Records with drawing code
--- --- ---

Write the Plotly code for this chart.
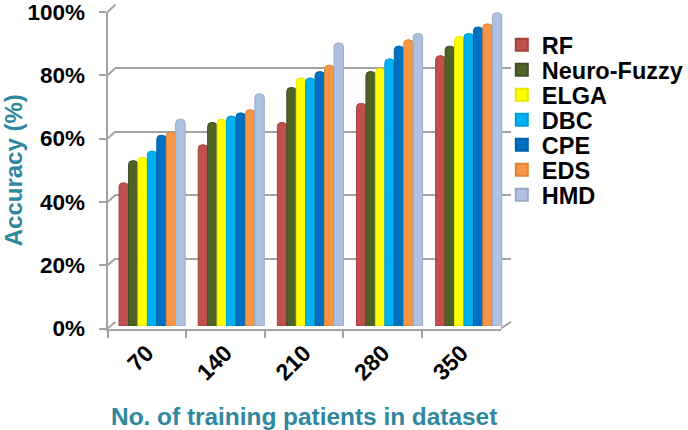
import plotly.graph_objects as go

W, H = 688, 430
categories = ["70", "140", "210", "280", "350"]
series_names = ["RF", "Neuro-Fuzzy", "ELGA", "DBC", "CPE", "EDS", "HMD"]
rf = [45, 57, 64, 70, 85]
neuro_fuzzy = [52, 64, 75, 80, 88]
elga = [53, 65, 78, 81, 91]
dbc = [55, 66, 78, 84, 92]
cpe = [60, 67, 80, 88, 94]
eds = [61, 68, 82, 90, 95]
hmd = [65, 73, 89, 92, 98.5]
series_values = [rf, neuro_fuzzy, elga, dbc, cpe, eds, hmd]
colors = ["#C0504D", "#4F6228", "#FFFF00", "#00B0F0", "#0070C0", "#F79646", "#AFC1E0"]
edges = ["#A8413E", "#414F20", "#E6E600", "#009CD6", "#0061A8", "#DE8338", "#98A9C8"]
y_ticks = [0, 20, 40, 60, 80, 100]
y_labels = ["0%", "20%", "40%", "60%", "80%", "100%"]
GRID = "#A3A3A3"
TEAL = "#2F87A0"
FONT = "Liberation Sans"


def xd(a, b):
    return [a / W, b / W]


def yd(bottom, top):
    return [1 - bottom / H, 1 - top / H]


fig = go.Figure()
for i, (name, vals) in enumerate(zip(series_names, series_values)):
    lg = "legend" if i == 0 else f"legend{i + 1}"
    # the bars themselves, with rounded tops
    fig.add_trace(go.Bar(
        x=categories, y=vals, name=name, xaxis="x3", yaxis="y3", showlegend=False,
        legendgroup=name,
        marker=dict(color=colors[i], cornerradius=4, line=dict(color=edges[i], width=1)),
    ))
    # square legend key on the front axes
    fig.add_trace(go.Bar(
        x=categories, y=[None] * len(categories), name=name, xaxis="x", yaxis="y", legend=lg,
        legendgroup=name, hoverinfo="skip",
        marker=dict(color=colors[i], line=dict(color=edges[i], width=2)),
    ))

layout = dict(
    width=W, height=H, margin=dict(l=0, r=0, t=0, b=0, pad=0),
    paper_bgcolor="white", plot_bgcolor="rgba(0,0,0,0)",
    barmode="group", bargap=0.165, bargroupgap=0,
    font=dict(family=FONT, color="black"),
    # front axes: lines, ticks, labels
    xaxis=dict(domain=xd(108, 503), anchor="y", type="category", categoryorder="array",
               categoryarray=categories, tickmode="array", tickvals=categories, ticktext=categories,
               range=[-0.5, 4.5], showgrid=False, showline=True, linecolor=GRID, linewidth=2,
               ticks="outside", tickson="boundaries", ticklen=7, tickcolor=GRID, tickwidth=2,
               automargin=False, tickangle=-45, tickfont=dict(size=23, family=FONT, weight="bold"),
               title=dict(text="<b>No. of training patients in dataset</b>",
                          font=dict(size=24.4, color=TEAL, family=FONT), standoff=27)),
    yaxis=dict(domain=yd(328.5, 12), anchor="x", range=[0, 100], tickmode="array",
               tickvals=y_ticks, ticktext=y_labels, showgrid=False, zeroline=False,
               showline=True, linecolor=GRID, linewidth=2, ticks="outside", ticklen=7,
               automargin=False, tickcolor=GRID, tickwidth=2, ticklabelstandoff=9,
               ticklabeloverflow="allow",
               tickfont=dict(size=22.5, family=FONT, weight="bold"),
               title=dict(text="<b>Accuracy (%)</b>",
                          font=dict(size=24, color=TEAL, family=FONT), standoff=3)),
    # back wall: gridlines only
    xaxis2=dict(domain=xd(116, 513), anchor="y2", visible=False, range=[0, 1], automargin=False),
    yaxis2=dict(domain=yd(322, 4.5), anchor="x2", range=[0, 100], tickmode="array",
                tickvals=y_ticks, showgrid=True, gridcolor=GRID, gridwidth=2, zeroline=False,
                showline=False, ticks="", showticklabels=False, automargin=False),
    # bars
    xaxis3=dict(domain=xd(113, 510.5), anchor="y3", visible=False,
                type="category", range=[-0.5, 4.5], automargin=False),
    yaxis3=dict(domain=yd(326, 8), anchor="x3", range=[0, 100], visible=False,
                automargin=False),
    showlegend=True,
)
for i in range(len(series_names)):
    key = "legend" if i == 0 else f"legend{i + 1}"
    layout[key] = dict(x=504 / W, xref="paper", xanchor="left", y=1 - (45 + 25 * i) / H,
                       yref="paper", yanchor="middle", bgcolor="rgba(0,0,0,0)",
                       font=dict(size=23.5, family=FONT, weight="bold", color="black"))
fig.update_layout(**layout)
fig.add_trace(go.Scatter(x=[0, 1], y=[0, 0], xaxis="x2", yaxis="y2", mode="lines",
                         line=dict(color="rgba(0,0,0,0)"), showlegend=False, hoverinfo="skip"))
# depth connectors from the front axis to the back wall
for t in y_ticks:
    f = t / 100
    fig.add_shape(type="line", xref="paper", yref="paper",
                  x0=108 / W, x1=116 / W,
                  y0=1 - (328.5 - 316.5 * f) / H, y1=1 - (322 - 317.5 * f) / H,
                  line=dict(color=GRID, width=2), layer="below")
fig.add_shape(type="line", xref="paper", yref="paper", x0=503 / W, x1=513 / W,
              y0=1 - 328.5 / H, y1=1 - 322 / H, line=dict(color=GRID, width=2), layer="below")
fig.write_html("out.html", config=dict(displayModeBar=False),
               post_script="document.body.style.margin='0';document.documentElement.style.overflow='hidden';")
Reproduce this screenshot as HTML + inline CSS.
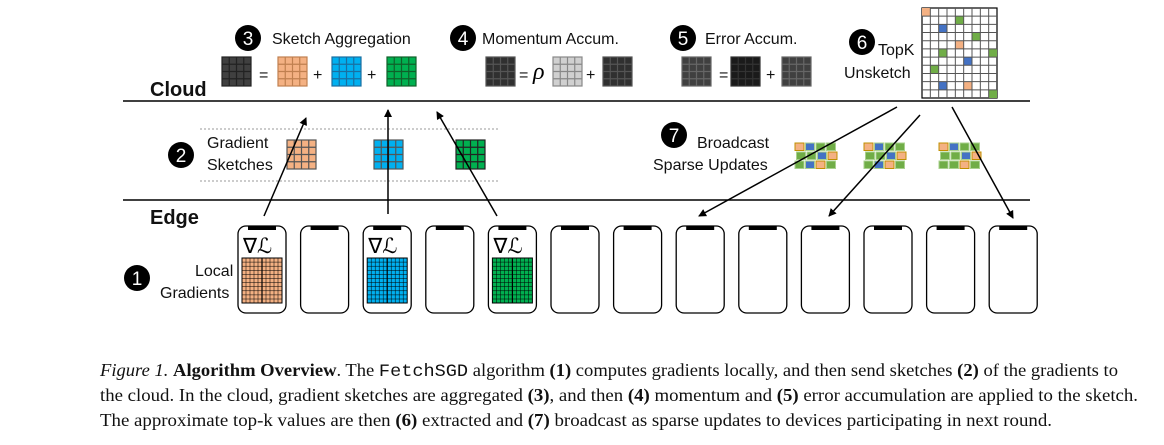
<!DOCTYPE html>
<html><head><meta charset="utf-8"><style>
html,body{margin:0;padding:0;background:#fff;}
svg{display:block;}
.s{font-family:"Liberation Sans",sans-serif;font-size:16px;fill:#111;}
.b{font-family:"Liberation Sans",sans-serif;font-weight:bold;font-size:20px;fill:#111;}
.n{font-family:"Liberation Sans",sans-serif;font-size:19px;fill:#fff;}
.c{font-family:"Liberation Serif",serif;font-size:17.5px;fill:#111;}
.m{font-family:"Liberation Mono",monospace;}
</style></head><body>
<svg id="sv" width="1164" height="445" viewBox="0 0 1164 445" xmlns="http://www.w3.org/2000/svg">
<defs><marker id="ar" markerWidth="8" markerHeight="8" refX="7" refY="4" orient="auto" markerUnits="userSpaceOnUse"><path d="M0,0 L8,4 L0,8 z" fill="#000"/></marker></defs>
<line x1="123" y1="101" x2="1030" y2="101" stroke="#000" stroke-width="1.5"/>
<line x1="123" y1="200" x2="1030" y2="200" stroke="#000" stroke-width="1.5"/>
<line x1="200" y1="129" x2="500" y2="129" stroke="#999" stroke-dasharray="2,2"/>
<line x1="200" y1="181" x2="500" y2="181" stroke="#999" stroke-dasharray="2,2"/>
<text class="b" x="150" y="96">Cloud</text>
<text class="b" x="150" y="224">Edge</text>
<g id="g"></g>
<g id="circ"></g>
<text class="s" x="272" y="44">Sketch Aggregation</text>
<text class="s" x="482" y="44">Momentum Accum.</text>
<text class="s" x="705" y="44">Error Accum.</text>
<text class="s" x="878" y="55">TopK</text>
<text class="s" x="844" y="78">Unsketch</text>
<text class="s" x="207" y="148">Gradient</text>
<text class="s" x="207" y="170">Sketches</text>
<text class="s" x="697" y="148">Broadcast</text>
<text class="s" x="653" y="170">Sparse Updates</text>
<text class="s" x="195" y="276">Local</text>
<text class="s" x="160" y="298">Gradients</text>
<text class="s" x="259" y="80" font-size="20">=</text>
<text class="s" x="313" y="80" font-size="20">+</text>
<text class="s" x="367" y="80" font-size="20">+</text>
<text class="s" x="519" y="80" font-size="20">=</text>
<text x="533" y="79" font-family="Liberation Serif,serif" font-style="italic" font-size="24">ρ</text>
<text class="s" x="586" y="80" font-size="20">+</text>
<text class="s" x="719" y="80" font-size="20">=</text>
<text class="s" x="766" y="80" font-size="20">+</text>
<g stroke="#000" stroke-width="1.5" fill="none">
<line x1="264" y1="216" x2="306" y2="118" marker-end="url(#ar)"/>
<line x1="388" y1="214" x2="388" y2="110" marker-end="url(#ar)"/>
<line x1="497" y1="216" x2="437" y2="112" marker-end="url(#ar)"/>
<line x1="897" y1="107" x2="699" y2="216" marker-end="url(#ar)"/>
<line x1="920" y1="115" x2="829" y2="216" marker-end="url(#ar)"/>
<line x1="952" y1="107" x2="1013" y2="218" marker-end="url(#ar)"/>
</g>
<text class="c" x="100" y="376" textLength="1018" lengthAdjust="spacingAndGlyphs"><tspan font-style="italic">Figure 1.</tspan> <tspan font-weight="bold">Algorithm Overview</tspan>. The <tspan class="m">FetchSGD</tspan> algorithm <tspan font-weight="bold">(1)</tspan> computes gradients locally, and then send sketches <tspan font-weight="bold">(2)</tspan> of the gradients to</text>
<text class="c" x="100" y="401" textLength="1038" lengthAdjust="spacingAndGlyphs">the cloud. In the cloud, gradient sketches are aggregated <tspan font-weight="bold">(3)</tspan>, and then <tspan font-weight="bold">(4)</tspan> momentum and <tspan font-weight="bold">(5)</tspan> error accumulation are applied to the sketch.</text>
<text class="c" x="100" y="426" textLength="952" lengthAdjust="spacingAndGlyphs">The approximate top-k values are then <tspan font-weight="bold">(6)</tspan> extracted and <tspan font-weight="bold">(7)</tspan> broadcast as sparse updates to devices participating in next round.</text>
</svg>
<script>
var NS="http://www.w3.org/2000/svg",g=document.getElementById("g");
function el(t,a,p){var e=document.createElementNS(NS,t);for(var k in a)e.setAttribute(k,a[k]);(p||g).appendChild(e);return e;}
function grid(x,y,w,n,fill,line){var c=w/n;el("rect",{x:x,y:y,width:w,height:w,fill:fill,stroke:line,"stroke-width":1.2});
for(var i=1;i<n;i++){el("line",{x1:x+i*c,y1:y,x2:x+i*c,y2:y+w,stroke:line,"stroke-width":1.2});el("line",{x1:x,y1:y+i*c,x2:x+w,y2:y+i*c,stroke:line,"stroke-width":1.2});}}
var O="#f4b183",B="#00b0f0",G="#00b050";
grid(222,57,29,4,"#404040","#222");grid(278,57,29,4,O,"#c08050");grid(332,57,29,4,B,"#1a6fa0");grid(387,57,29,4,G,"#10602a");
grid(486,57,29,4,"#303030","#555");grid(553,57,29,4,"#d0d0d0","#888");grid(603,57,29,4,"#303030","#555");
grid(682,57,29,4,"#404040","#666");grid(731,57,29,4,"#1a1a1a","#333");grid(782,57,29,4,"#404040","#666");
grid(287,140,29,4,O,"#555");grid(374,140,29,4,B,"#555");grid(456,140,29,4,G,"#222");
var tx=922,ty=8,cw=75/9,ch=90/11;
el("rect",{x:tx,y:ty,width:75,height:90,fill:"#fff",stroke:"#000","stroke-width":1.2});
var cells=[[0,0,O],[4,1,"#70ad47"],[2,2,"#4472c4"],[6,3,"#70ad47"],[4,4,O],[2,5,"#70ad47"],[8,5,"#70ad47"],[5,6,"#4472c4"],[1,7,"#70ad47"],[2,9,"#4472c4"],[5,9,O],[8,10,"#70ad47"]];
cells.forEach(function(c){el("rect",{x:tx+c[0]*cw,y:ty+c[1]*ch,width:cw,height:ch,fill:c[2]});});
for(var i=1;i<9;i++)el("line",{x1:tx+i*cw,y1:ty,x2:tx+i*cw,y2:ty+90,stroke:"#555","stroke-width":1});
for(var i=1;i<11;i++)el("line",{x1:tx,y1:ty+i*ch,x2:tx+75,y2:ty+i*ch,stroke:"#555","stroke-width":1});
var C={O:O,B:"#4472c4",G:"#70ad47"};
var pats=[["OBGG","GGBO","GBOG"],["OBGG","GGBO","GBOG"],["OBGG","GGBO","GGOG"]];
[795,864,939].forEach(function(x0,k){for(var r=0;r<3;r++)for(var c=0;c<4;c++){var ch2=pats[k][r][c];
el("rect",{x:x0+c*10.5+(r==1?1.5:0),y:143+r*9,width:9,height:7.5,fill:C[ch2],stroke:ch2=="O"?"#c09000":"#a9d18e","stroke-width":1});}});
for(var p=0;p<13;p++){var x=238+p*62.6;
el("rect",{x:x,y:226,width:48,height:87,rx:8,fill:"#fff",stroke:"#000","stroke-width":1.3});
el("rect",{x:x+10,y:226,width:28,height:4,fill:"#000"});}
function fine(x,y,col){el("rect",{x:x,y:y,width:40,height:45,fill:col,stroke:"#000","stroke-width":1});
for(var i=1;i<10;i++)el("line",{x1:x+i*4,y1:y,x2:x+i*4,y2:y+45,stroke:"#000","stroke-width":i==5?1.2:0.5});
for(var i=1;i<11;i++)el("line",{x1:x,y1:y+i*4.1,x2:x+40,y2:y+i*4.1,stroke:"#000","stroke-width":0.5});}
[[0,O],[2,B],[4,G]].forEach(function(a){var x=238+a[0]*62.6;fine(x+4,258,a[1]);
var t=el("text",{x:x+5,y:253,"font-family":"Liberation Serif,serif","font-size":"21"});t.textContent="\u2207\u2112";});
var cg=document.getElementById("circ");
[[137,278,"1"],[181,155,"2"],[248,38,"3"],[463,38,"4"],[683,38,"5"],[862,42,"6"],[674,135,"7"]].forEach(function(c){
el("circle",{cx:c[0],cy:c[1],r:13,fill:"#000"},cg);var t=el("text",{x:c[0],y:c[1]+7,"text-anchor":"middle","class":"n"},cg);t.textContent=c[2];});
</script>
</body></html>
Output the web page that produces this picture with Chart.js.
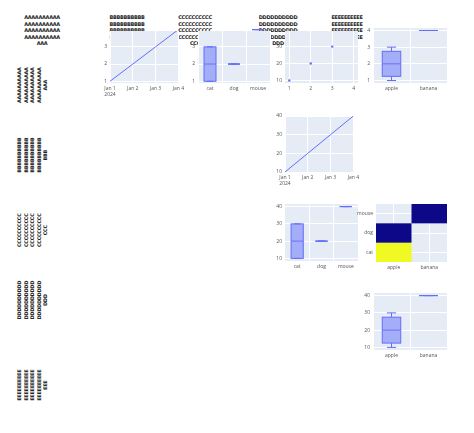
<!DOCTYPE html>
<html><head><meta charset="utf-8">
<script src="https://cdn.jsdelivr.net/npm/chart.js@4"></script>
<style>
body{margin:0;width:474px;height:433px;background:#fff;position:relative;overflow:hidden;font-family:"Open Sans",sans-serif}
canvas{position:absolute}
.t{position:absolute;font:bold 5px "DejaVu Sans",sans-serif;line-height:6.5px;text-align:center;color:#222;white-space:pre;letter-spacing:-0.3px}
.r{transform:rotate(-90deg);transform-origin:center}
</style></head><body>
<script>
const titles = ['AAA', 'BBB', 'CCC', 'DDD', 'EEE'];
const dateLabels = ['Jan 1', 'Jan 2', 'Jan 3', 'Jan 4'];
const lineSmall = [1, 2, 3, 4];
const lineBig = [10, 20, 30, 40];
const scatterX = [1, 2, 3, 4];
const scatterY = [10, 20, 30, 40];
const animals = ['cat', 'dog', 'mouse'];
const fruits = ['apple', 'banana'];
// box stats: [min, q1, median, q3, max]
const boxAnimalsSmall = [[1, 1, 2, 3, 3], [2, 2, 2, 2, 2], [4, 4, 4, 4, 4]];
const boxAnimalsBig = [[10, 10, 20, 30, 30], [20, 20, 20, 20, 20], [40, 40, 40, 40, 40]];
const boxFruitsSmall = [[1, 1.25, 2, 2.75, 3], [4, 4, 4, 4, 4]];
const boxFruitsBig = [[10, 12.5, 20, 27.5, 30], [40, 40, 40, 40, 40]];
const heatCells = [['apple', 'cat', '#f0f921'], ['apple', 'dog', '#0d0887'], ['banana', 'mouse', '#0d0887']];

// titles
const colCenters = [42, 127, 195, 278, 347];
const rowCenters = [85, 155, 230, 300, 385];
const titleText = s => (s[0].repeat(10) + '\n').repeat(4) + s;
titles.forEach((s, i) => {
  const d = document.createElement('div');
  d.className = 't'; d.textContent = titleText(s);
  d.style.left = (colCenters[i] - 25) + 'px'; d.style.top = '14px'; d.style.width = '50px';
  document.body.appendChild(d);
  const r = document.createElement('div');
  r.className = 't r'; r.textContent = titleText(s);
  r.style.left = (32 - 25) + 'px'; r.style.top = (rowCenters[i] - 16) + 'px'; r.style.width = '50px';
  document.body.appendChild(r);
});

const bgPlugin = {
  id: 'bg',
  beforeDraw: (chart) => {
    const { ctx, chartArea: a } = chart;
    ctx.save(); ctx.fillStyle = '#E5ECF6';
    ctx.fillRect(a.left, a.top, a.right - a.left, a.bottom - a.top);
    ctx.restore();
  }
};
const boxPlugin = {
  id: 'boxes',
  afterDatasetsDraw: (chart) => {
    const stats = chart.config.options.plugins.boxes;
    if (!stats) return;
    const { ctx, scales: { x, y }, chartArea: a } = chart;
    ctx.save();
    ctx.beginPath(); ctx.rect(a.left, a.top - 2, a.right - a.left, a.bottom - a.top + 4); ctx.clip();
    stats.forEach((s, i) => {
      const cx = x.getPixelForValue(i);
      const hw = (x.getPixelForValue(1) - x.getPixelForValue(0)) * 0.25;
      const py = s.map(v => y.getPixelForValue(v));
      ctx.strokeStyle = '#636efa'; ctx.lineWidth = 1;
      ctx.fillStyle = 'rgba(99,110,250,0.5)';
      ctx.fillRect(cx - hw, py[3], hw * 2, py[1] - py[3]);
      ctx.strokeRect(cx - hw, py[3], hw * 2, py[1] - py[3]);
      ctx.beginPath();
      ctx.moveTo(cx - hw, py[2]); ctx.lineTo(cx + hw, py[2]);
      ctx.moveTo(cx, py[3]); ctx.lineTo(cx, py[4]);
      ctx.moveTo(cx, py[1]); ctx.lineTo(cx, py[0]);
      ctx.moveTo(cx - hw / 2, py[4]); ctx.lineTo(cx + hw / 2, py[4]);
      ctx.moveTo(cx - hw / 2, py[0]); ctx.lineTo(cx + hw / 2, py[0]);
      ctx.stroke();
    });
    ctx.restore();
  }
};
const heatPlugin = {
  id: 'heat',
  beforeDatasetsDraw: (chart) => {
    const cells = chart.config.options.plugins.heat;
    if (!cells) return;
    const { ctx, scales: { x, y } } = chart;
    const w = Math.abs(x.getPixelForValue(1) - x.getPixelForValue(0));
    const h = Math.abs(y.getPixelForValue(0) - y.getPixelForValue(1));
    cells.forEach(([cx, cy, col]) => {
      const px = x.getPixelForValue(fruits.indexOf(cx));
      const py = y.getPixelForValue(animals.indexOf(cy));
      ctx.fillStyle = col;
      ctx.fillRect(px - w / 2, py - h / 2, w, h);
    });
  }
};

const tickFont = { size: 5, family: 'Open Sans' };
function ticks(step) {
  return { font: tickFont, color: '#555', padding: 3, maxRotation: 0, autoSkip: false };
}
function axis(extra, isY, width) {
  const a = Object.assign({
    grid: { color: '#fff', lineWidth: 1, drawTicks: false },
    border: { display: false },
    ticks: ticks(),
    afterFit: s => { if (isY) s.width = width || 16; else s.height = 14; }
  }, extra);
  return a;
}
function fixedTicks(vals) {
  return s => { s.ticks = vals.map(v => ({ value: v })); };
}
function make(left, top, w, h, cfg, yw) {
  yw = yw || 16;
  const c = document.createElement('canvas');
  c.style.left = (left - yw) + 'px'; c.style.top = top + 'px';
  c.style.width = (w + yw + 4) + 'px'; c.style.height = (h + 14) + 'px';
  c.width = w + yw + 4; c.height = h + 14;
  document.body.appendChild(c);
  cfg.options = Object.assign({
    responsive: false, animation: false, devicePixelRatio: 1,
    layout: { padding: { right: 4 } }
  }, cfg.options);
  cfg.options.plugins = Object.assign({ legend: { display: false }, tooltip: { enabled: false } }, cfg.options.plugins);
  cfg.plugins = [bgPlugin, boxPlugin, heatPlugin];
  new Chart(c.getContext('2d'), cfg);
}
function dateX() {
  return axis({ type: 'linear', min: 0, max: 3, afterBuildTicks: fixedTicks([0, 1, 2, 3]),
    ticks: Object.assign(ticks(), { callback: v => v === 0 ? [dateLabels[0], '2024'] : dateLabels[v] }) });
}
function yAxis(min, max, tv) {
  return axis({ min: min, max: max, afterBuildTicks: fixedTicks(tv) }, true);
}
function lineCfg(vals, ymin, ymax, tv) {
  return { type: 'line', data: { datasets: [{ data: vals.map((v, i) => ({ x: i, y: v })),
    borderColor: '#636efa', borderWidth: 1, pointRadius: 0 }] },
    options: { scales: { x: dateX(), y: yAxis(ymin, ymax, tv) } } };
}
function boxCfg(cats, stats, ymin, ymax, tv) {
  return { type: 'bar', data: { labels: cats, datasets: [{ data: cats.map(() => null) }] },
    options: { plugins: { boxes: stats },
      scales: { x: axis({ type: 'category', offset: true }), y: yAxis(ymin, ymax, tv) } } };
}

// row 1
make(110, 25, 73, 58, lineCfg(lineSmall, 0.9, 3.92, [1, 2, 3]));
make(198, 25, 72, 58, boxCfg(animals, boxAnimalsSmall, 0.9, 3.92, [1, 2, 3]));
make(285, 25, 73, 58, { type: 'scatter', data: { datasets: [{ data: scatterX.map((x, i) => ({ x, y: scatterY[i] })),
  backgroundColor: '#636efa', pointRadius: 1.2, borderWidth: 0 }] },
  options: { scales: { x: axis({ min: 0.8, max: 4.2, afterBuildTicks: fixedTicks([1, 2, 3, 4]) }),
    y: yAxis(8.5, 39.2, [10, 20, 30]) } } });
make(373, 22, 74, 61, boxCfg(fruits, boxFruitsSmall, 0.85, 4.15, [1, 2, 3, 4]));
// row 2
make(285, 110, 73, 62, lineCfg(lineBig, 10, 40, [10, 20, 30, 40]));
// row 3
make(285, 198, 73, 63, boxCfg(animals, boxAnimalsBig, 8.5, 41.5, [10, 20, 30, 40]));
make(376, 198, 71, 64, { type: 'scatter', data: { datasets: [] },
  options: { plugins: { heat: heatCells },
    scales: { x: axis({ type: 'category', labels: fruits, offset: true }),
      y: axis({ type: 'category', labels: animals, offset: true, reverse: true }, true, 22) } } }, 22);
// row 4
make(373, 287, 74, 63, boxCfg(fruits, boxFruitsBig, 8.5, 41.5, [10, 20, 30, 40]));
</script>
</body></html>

--- --- ---

(Challenge): Everything from the first line to the line with "import plotly.graph_objects as go" must be repeated exactly, and nothing else. Leave the pictures out.

(Reply):
Write the Plotly code for this chart.
import plotly.graph_objects as go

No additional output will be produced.